Dr Cooney Horvath says if your child is having difficulty moderating their screen time, showing less interest in other activities and friendships, it’s time to take action.
“If it’s so bad you’ve got to scrap it, scrap it,” he says. “But you could also try the wean system. Pick a week when the kids are on vacation from Sunday to Sunday, and say ‘your butt is at home. There’s no video games and I’m watching you.’ It sucks, but they’ll get over the first hump.
“After a week, you’ll be able to reason with them better. If they normally play two hours a night, you say ‘okay you’ve got 90 minutes’. Give them something to acknowledge their efforts after that – an ice-cream or a night out.
“Say ‘thanks for going 90 minutes. Next week, let’s shave some more time off.’ Sometimes it’s what you’ve got to do. Sometimes you replace drinking with exercise. It’s replacing one addiction with another, but by god it’s better than the unhealthy option.”

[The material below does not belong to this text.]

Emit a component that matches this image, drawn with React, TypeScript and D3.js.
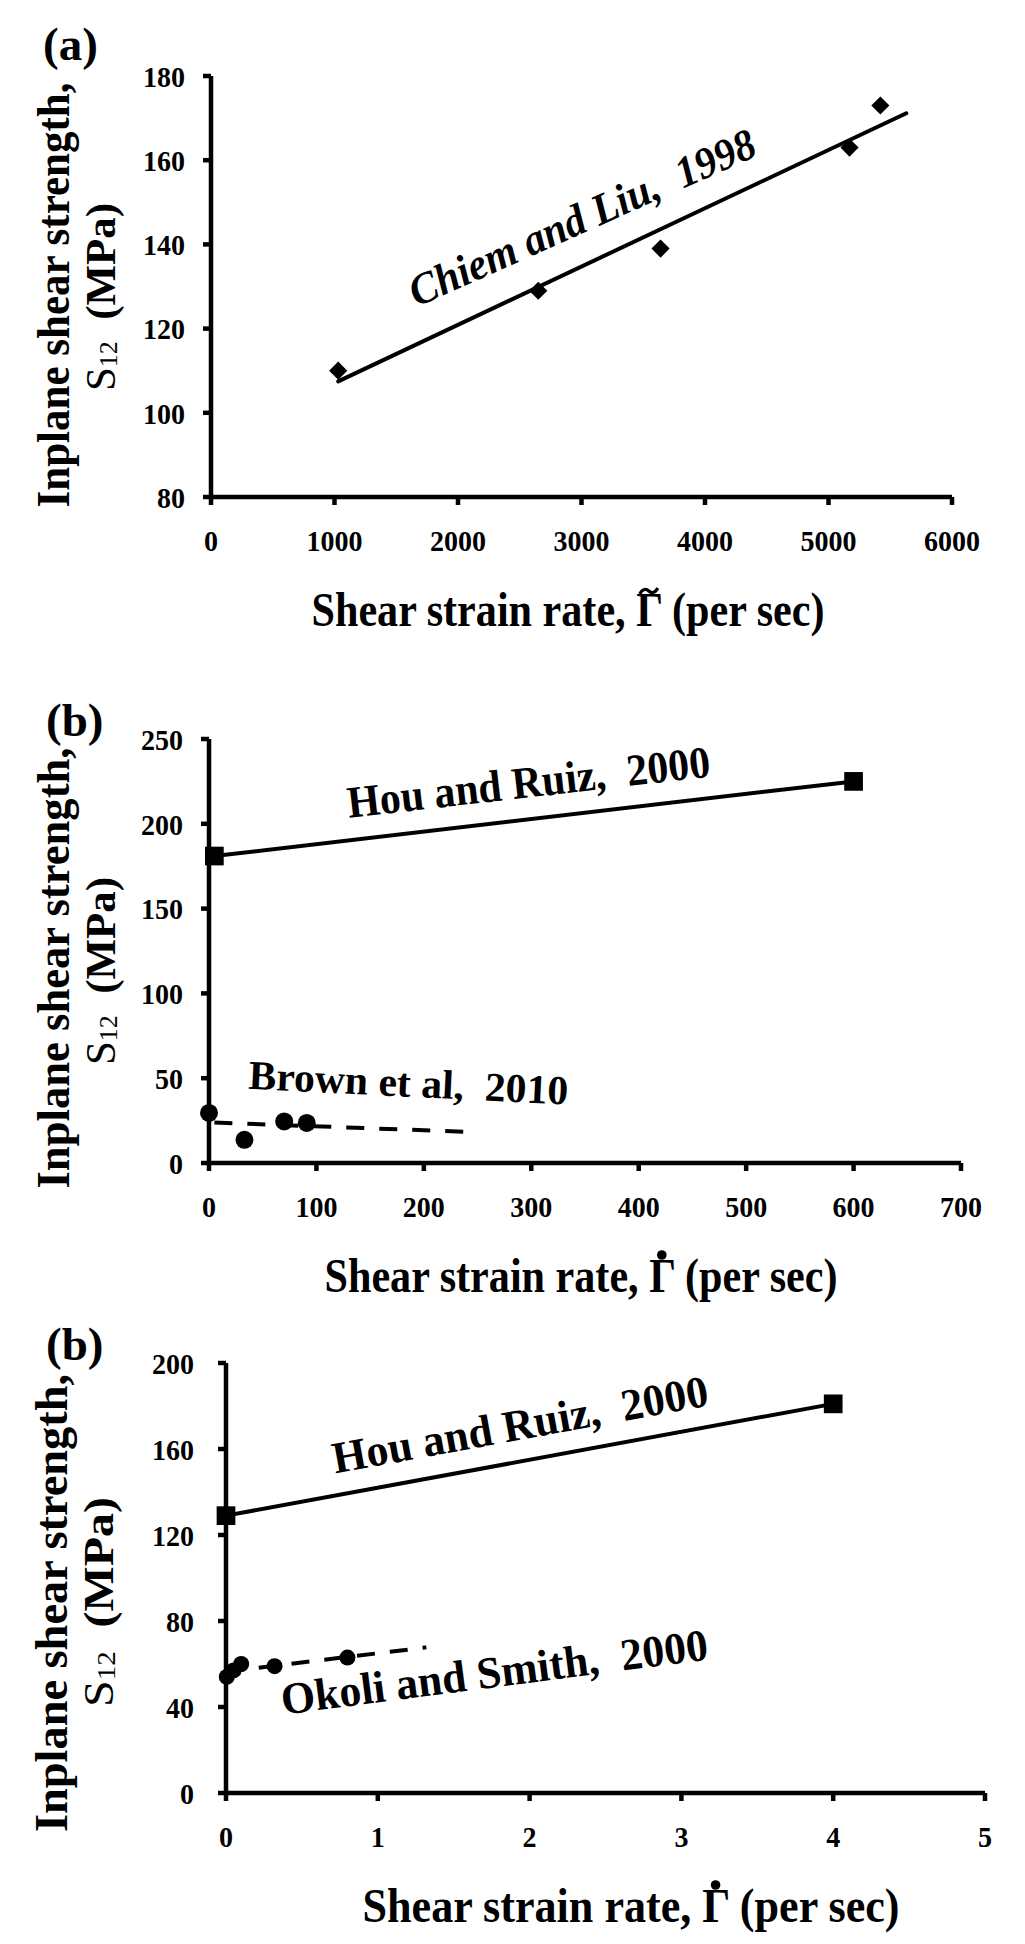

Jason Norman can’t envisage a time when Fortnite will lose steam, saying it’s just going to keep growing and growing. Unless, of course, another game comes along to knock it off its pedestal. “Another game came out recently called Apex Legends,” he says. “It’s getting heaps of players – celebrities… everyone plays it.”
Whether it becomes as huge as Fortnite remains to be seen, but one thing is certain: when it comes to anything potentially harmful for children, parents must be the gatekeepers. “When I’m talking to parents, I say let’s just remember devices and phones are not a right,” says Dr Nagel.
“A child does not have a right to play a game or have a phone. It’s a parental responsibility to make sure whatever time they’re spending on a device is balanced by time outside.”
Jason puts it even more directly. “It’s kind of dumb how parents blame the game,” he says. “Some parents don’t want to bother having to monitor their children.
“They just want to chill, come home and relax instead of getting into an argument with their kids over Fortnite. Parents should be watching out for their children, monitoring when kids are playing Fortnite. They need to understand the children are only going to play the game if you let them play it.”
Is gaming bad for children’s brains?
Dr Jared Cooney Horvath says we don’t yet know whether gaming addiction is inherently bad for children’s brains – it’s more the waste of time that’s the problem.
“I see video games as a good diversion but past a certain limit I see no benefit to a person’s ability to interact with the world around them,” he says. “Past the diversion level it becomes pointless.
“There’s a certain moment when you have to say ‘okay, I have to put enjoyment on hold and I have to go through a process of learning something or meeting someone or doing something. Are you learning the cognitive skills that we want you to have?’”
While kids are quick to point out to parents that they’ve made friends on Fortnite, Dr Cooney Horvath says it’s no replacement for real relationships.
“If they’re playing too much Fortnite, there’s not enough friend time and not enough outside time,” he says. “They start to define friendship as the people they meet on this game. All of our research shows networking friendships like that do not serve the same function as actual in-person relationships. They don’t lead to the same fulfilment, closeness and personal growth. They are relationships without any depth to them.”
Dr Michael Nagel says because the brain doesn’t fully develop in females until around 25 and even later in males, it’s important for growing brains to be engaged in the right activities.
“During the teen years there’s a whole lot of restructuring going on,” he says.
“Teenagers are very vulnerable to screens. I call it environmental assault. There are peak times during adolescence when their brains are more vulnerable and we don’t really know yet what the long-term impact of screen time is on the human brain, as it’s relatively new.”